● **REQUIREMENT**: Copy exactly the lines that run from the top of the listing to the line containing "fig = plt.figure(figsize=(W", both ends included, and omit the pictures.

● **STORED RECORDS**:
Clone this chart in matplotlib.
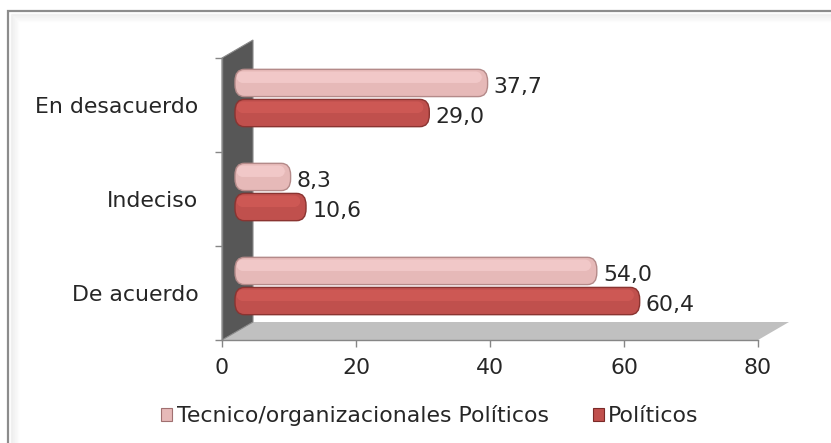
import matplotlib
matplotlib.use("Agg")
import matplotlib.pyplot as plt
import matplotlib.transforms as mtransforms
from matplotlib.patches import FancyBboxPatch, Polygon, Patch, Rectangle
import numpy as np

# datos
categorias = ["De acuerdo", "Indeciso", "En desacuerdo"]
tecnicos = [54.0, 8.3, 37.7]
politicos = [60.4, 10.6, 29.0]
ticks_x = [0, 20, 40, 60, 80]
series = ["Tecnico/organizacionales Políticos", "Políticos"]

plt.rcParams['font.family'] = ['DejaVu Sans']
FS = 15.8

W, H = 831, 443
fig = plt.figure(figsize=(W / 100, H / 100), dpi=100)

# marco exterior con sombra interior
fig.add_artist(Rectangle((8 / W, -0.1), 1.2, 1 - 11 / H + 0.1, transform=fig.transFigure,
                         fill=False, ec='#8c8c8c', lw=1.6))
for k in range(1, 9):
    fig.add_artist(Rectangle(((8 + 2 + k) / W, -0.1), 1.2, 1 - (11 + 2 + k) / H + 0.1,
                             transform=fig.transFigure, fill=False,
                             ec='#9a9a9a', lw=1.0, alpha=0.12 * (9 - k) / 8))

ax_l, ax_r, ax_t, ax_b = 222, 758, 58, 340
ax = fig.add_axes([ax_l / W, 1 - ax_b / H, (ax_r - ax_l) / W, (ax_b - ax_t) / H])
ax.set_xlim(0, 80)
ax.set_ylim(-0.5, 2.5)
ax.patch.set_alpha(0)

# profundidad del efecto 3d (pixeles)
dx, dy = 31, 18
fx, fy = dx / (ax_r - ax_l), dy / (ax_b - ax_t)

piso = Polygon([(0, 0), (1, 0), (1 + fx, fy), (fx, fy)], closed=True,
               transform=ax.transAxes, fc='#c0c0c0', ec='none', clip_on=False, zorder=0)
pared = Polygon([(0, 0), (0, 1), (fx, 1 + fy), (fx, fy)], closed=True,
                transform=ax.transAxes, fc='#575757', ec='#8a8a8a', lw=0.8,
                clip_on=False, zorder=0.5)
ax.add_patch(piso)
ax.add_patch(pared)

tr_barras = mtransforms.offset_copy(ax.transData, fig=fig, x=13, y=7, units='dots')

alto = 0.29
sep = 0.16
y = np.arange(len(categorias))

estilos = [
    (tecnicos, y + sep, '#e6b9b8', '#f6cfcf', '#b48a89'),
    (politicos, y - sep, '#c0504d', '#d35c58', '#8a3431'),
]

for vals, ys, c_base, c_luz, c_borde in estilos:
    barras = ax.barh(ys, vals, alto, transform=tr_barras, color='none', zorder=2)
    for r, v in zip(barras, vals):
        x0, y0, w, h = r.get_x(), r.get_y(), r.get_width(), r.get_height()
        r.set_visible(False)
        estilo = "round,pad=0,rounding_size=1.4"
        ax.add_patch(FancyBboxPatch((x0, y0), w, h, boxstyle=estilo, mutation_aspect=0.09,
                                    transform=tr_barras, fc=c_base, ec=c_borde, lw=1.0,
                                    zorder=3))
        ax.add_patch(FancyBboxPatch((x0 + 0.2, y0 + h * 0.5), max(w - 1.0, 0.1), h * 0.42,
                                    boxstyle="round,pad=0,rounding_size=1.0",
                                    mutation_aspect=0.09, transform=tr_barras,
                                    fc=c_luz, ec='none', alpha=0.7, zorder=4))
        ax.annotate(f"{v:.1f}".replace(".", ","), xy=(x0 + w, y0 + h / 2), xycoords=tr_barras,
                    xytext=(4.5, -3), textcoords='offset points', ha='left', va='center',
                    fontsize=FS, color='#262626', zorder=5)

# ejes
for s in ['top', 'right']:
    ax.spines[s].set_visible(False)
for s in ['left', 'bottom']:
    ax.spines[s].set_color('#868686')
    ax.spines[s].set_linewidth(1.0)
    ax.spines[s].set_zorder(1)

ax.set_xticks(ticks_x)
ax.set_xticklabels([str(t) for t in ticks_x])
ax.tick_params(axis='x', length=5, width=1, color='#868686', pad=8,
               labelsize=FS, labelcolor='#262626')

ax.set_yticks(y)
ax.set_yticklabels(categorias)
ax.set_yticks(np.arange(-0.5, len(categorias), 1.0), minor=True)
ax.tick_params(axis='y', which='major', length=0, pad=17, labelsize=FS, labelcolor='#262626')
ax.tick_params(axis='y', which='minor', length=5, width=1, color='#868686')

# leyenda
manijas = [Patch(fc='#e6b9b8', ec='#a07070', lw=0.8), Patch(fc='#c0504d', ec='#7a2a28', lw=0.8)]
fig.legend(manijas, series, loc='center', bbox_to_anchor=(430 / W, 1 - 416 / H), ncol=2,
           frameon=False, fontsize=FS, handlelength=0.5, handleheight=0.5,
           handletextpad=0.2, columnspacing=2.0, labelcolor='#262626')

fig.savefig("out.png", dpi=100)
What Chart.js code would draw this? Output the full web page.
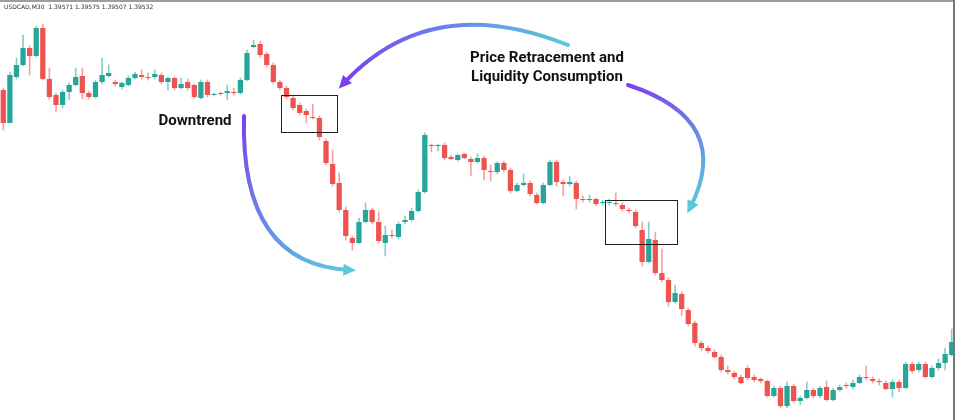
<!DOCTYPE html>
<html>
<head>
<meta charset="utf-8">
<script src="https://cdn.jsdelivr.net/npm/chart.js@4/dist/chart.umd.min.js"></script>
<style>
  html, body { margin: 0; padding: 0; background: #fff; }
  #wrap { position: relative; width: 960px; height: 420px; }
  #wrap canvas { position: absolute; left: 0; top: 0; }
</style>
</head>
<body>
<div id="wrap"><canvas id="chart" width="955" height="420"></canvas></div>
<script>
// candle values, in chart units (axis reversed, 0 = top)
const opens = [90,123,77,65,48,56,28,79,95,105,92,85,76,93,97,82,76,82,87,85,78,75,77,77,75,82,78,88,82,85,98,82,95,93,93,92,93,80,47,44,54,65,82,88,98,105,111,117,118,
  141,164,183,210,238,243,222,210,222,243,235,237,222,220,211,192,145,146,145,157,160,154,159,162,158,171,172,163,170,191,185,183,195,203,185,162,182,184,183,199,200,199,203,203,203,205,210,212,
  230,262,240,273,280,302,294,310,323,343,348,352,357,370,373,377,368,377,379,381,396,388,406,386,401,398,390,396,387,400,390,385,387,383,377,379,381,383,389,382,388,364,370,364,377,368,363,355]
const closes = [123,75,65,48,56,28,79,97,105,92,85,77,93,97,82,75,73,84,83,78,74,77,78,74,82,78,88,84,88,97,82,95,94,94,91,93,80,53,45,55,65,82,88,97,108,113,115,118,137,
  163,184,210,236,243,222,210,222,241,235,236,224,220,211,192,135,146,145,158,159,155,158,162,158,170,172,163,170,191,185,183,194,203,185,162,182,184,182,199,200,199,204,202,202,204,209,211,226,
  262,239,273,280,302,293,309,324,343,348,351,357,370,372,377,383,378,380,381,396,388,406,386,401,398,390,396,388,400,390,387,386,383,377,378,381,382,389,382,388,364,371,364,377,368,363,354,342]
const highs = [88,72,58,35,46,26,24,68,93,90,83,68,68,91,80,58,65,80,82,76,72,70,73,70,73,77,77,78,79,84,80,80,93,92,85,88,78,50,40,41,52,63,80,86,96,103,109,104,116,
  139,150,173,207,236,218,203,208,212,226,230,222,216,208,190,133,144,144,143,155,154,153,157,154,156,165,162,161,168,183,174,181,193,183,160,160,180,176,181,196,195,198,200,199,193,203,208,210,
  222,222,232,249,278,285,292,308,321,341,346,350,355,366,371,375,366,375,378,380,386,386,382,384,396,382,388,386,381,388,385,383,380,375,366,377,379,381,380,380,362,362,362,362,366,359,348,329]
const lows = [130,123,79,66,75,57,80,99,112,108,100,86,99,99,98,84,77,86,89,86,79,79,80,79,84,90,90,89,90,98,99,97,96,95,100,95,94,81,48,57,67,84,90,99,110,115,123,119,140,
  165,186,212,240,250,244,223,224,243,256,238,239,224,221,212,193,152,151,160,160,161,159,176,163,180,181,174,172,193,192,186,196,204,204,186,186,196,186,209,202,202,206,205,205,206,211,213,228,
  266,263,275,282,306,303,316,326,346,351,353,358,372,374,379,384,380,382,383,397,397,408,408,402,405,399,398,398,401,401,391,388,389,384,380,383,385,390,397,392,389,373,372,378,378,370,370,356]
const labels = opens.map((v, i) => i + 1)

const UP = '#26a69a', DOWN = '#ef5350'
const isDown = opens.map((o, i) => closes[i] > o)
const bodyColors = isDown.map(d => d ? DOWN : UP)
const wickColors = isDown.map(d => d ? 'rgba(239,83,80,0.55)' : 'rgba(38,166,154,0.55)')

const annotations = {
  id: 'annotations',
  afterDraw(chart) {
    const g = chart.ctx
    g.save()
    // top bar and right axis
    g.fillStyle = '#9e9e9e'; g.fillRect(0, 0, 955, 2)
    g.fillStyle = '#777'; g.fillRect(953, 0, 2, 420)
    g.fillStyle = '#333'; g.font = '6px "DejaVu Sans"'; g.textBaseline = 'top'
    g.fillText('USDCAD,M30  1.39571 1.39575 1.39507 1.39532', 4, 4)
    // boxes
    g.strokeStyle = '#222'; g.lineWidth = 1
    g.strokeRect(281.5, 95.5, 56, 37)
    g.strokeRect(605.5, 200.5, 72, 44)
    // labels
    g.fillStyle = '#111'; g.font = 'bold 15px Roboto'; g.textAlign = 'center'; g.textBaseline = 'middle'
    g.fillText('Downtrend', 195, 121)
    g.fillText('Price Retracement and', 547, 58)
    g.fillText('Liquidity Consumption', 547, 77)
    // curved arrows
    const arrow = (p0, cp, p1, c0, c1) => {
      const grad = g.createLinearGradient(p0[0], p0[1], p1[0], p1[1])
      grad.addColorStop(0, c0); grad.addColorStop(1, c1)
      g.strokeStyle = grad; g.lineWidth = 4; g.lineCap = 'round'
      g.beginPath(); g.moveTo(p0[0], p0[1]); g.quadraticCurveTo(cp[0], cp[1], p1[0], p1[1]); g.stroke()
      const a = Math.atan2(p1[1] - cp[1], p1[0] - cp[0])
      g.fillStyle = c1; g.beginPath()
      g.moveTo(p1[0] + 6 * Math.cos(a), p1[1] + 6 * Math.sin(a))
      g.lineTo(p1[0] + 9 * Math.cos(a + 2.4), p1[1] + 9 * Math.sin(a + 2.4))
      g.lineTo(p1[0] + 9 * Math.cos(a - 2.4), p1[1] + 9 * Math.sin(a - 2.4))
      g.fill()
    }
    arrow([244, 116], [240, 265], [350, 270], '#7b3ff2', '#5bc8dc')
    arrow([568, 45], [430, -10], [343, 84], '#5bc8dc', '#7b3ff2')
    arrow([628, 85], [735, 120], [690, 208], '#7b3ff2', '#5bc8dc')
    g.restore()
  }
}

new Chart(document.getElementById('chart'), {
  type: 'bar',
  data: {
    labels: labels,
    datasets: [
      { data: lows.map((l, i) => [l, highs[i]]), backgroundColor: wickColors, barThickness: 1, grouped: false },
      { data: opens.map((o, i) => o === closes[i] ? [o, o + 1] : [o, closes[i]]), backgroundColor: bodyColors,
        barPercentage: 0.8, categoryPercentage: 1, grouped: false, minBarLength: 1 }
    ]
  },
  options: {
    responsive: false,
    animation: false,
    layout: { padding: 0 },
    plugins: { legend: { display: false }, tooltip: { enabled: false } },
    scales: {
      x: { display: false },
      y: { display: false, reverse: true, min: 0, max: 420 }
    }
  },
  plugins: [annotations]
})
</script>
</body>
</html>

● **FULL SOLUTION**:
Clone this chart in matplotlib.
import matplotlib
matplotlib.use("Agg")
import matplotlib.pyplot as plt
import matplotlib.transforms as mtransforms
from matplotlib.patches import FancyBboxPatch, Polygon, Patch, Rectangle
import numpy as np

# datos
categorias = ["De acuerdo", "Indeciso", "En desacuerdo"]
tecnicos = [54.0, 8.3, 37.7]
politicos = [60.4, 10.6, 29.0]
ticks_x = [0, 20, 40, 60, 80]
series = ["Tecnico/organizacionales Políticos", "Políticos"]

plt.rcParams['font.family'] = ['DejaVu Sans']
FS = 15.8

W, H = 831, 443
fig = plt.figure(figsize=(W / 100, H / 100), dpi=100)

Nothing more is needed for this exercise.